[start DATA LINES]

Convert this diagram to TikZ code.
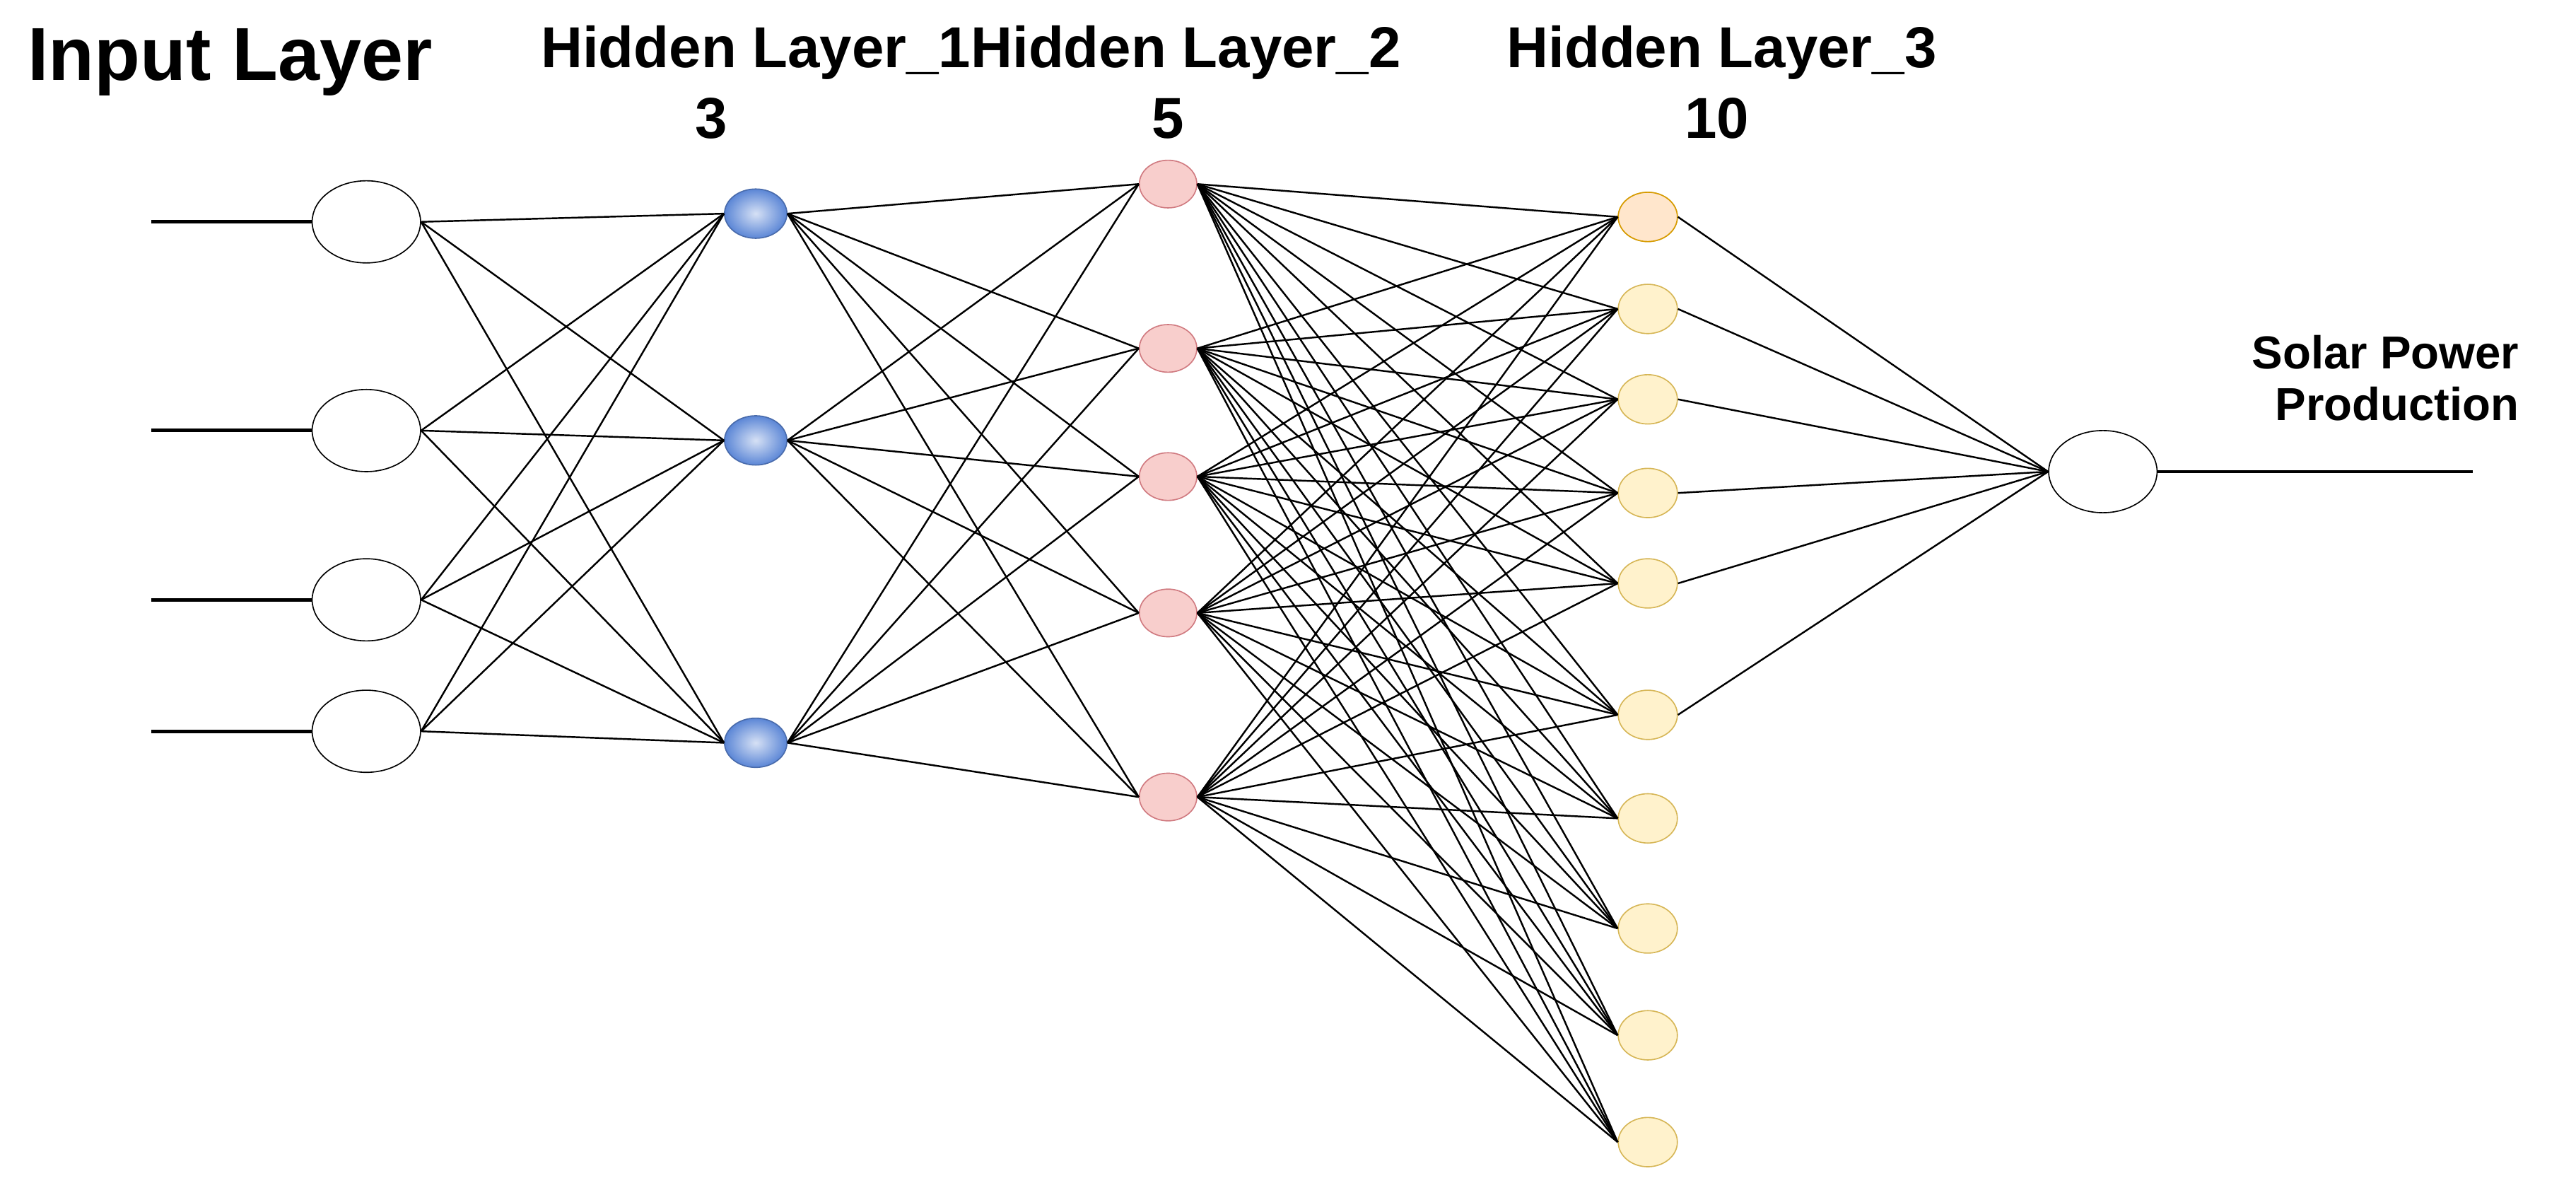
\documentclass[tikz,border=0pt]{standalone}
\usepackage{fontspec}
\setmainfont{Liberation Sans}
\usetikzlibrary{shapes.geometric}
\definecolor{hblue}{HTML}{5B86D6}
\definecolor{hpink}{HTML}{F8CECC}
\definecolor{hpinkdraw}{HTML}{D07A80}
\definecolor{hyellow}{HTML}{FFF2CC}
\definecolor{hyellowdraw}{HTML}{D6B656}
\definecolor{horange}{HTML}{FFE6CC}
\definecolor{horangedraw}{HTML}{D79B00}
\tikzset{
  inp/.style={draw, ellipse, minimum width=1.32cm, minimum height=1cm, inner sep=0pt},
  hone/.style={draw=hblue!80!black, ellipse, minimum width=0.76cm, minimum height=0.6cm, inner sep=0pt, inner color=hblue!25, outer color=hblue},
  htwo/.style={draw=hpinkdraw, fill=hpink, ellipse, minimum width=0.7cm, minimum height=0.58cm, inner sep=0pt},
  hthree/.style={draw=hyellowdraw, fill=hyellow, ellipse, minimum width=0.72cm, minimum height=0.6cm, inner sep=0pt},
  lbl/.style={font=\bfseries\fontsize{20}{22}\selectfont},
  wire/.style={line width=0.6pt}
}
\begin{document}
\begin{tikzpicture}[x=0.02cm, y=-0.02cm]
    \useasboundingbox (0,0) rectangle (1568,727);
    % layers
    \foreach \i/\y in {1/135, 2/262, 3/365, 4/445}
        \node[inp] (in\i) at (223,\y) {};
    \foreach \i/\y in {1/130, 2/268, 3/452}
        \node[hone] (ha\i) at (460,\y) {};
    \foreach \i/\y in {1/112, 2/212, 3/290, 4/373, 5/485}
        \node[htwo] (hb\i) at (711,\y) {};
    \foreach \i/\y in {1/132, 2/188, 3/243, 4/300, 5/355, 6/435, 7/498, 8/565, 9/630, 10/695}
        \node[hthree] (hc\i) at (1003,\y) {};
    \node[hthree, draw=horangedraw, fill=horange] at (hc1) {};
    \node[inp] (out) at (1280,287) {};

    % free ends
    \foreach \i in {1,...,4}
        \coordinate (src\i) at (92,0 |- in\i);
    \coordinate (sink) at (1505,0 |- out);

    % labels
    \node[font=\bfseries\fontsize{26}{30}\selectfont] (tin) at (140,38) {Input Layer};
    \node[lbl] (ta) at (591,32) {Hidden Layer\_1Hidden Layer\_2};
    \node[lbl] (na) at (433,72) {3};
    \node[lbl] (nb) at (711,72) {5};
    \node[lbl] (tc) at (1048,32) {Hidden Layer\_3};
    \node[lbl] (nc) at (1045,72) {10};
    \node[font=\bfseries\fontsize{16}{18}\selectfont, align=right] (tout) at (1452,230) {Solar Power\\Production};

    % connections
    \foreach \i in {1,...,4} {
        \draw[line width=1.2pt] (src\i) -- (in\i.west);
        \foreach \j in {1,...,3}
            \draw[wire] (in\i.east) -- (ha\j.west);
    }
    \foreach \i in {1,...,3}
        \foreach \j in {1,...,5}
            \draw[wire] (ha\i.east) -- (hb\j.west);
    \foreach \i in {1,...,5}
        \foreach \j in {1,...,10}
            \draw[wire] (hb\i.east) -- (hc\j.west);
    \foreach \j in {1,...,6}
        \draw[wire] (hc\j.east) -- (out.west);
    \draw[line width=1.2pt] (out.east) -- (sink);
\end{tikzpicture}
\end{document}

[end DATA LINES]

_WHAT THE TASK REQUIRES_
From the material above, reproduce everything verbatim except the pictures.

_ANSWER FOR THIS EXERCISE_
Convert this diagram to TikZ code.
\documentclass[tikz,border=0pt]{standalone}
\usepackage{fontspec}
\setmainfont{Liberation Sans}
\usetikzlibrary{shapes.geometric}
\definecolor{hblue}{HTML}{5B86D6}
\definecolor{hpink}{HTML}{F8CECC}
\definecolor{hpinkdraw}{HTML}{D07A80}
\definecolor{hyellow}{HTML}{FFF2CC}
\definecolor{hyellowdraw}{HTML}{D6B656}
\definecolor{horange}{HTML}{FFE6CC}
\definecolor{horangedraw}{HTML}{D79B00}
\tikzset{
  inp/.style={draw, ellipse, minimum width=1.32cm, minimum height=1cm, inner sep=0pt},
  hone/.style={draw=hblue!80!black, ellipse, minimum width=0.76cm, minimum height=0.6cm, inner sep=0pt, inner color=hblue!25, outer color=hblue},
  htwo/.style={draw=hpinkdraw, fill=hpink, ellipse, minimum width=0.7cm, minimum height=0.58cm, inner sep=0pt},
  hthree/.style={draw=hyellowdraw, fill=hyellow, ellipse, minimum width=0.72cm, minimum height=0.6cm, inner sep=0pt},
  lbl/.style={font=\bfseries\fontsize{20}{22}\selectfont},
  wire/.style={line width=0.6pt}
}
\begin{document}
\begin{tikzpicture}[x=0.02cm, y=-0.02cm]
    \useasboundingbox (0,0) rectangle (1568,727);
    % layers
    \foreach \i/\y in {1/135, 2/262, 3/365, 4/445}
        \node[inp] (in\i) at (223,\y) {};
    \foreach \i/\y in {1/130, 2/268, 3/452}
        \node[hone] (ha\i) at (460,\y) {};
    \foreach \i/\y in {1/112, 2/212, 3/290, 4/373, 5/485}
        \node[htwo] (hb\i) at (711,\y) {};
    \foreach \i/\y in {1/132, 2/188, 3/243, 4/300, 5/355, 6/435, 7/498, 8/565, 9/630, 10/695}
        \node[hthree] (hc\i) at (1003,\y) {};
    \node[hthree, draw=horangedraw, fill=horange] at (hc1) {};
    \node[inp] (out) at (1280,287) {};

    % free ends
    \foreach \i in {1,...,4}
        \coordinate (src\i) at (92,0 |- in\i);
    \coordinate (sink) at (1505,0 |- out);

    % labels
    \node[font=\bfseries\fontsize{26}{30}\selectfont] (tin) at (140,38) {Input Layer};
    \node[lbl] (ta) at (591,32) {Hidden Layer\_1Hidden Layer\_2};
    \node[lbl] (na) at (433,72) {3};
    \node[lbl] (nb) at (711,72) {5};
    \node[lbl] (tc) at (1048,32) {Hidden Layer\_3};
    \node[lbl] (nc) at (1045,72) {10};
    \node[font=\bfseries\fontsize{16}{18}\selectfont, align=right] (tout) at (1452,230) {Solar Power\\Production};

    % connections
    \foreach \i in {1,...,4} {
        \draw[line width=1.2pt] (src\i) -- (in\i.west);
        \foreach \j in {1,...,3}
            \draw[wire] (in\i.east) -- (ha\j.west);
    }
    \foreach \i in {1,...,3}
        \foreach \j in {1,...,5}
            \draw[wire] (ha\i.east) -- (hb\j.west);
    \foreach \i in {1,...,5}
        \foreach \j in {1,...,10}
            \draw[wire] (hb\i.east) -- (hc\j.west);
    \foreach \j in {1,...,6}
        \draw[wire] (hc\j.east) -- (out.west);
    \draw[line width=1.2pt] (out.east) -- (sink);
\end{tikzpicture}
\end{document}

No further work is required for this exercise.